Question

Two identical ladders are arranged as shown in figure. Mass of each ladder is $M$ and length is $L$. A load of mass $m$ has been attached at the touching point $\left(\text{O}\right)$ of the ladders, as shown in figure. The system is in equilibrium. Find the magnitude of static frictional force acting at either point $A$ and $B$.

• A. $\left(\frac{M+m}{2}\right)g\tan \theta$
• B. $\left(\frac{M+m}{2}\right)g\cot \theta$
• C. $\left(\frac{M+m}{2}\right)g\cos \theta$
• D. $\left(\frac{M+m}{2}\right)g\sin \theta$

Answer 1

The correct option is B $\left(\frac{M+m}{2}\right)g\cot \theta$

Let $N$ be the normal force acting at point $A$ and $B$ (same by symmetry)

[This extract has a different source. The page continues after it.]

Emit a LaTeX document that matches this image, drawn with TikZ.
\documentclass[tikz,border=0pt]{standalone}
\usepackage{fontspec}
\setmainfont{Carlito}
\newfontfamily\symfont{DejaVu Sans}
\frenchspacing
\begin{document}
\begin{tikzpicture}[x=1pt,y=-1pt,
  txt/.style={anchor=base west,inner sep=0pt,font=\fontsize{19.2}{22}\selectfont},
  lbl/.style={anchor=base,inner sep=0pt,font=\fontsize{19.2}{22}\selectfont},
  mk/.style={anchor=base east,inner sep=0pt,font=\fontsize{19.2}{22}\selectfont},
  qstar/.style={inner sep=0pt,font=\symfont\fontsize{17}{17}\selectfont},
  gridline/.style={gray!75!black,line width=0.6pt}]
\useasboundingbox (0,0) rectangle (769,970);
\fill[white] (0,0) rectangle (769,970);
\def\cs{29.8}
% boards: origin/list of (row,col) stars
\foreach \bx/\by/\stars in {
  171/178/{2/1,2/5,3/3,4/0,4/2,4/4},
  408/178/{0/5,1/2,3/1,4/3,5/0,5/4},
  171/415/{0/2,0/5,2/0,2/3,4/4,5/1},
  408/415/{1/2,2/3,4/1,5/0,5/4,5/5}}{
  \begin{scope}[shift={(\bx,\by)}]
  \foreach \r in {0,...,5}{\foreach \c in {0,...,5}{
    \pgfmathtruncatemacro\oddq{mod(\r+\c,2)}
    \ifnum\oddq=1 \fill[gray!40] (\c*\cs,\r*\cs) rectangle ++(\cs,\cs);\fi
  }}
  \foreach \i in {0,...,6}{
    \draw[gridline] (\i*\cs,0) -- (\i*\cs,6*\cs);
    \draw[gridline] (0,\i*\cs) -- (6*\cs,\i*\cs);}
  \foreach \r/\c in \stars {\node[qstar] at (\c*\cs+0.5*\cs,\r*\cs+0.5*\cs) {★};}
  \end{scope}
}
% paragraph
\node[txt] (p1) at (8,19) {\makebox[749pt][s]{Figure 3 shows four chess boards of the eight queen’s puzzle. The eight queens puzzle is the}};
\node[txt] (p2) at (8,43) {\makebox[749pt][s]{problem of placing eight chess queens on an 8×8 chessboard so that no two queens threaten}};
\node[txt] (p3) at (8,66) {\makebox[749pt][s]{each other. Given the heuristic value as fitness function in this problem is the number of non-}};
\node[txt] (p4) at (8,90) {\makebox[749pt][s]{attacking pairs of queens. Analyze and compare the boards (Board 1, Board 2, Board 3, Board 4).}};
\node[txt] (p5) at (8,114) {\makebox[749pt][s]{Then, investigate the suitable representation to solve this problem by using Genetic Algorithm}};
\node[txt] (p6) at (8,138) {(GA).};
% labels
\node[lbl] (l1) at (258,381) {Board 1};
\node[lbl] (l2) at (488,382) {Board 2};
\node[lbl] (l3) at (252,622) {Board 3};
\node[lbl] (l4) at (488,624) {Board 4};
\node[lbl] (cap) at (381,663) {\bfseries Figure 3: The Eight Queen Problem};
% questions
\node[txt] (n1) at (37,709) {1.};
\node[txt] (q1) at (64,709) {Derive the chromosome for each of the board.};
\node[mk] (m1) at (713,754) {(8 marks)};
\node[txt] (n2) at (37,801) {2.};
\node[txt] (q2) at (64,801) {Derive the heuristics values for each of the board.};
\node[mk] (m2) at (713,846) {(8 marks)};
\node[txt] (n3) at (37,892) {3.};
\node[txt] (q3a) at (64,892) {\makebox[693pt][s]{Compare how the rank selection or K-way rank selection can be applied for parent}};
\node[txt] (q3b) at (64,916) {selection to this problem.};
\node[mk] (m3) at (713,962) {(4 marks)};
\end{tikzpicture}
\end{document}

Let $N_1$ and $N_2$ be the horizontal and vertical components of normal reaction exerted by each ladder on the other. (equal and opposite force will act on the two ladders at point $\text{O}$ according to Newton's 3rd law)

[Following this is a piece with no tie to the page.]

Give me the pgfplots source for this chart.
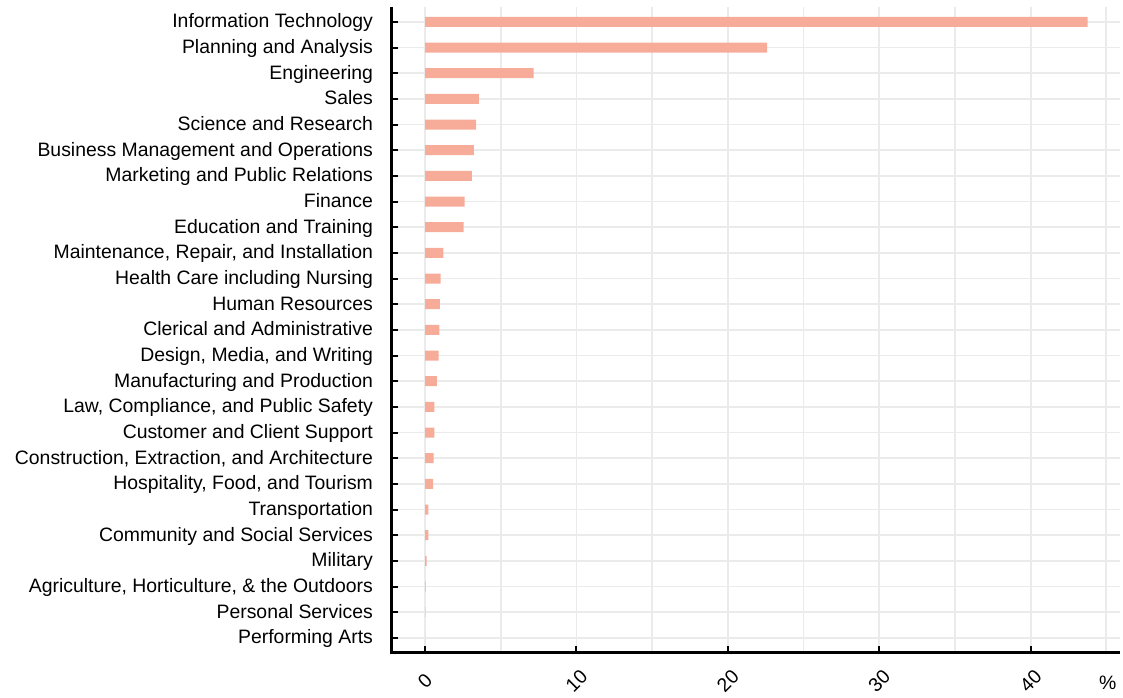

From symmetry of the ladder arrangement, both ladders will share the load $mg$ equally, hence $\frac{mg}{2}$ will be the load on each ladder.


Let $f$ be the friction acting between each ladder and the ground and due to symmetry, it will be same for both.
As the ladders are in equilibrium,
${\tau }_{\text{net}}=0,F_{\text{net}}=0$
For translational equilibrium,
$\sum F_x=0$
$\sum F_y=0$
For right ladder,
$N_2+\frac{mg}{2}+Mg=N...\left(i\right)$
and $N_1=f...\left(ii\right)$
For left ladder,
$N_2+N=Mg+\frac{mg}{2}...\left(iii\right)$
and $N_1=f$
From equation $\left(i\right)$ and $\left(iii\right)$,
$N-Mg-\frac{mg}{2}+N=Mg+\frac{mg}{2}$
$\Rightarrow 2N=2Mg+mg$
$\therefore N=Mg+\frac{mg}{2}...\left(iv\right)$

For rotational equilibrium, the net torque about $\text{O}$ should be zero on any ladder,
${\tau }_{\text{net}}=0...\left(v\right)$ for right ladder.
Taking anticlockwise sense of rotation for torque as $+ve$
$\&\tau =F\times r_{\perp }$
$\because$ Forces $N_1,N_2\&\frac{mg}{2}$ pass through reference point $\text{O}$, hence their torque about point $\text{O}$ is zero


Substituting torques with proper sign in eq $\left(v\right)$:
$-Mg\left(\frac{L}{2}\cos \theta \right)-f\left(L\sin \theta \right)+N\left(L\cos \theta \right)=0$
Putting value of $N$ from Eq $\left(iv\right)$,
$\Rightarrow \frac{Mg\cos \theta }{2}+f\sin \theta =(Mg+\frac{mg}{2})\cos \theta$
$\Rightarrow f\sin \theta =Mg\cos \theta -\frac{Mg\cos \theta }{2}+\frac{mg}{2}\cos \theta$
$\Rightarrow f\sin \theta =\left(\frac{M+m}{2}\right)g\cos \theta$
$\therefore f=\left(\frac{M+m}{2}\right)g\cot \theta$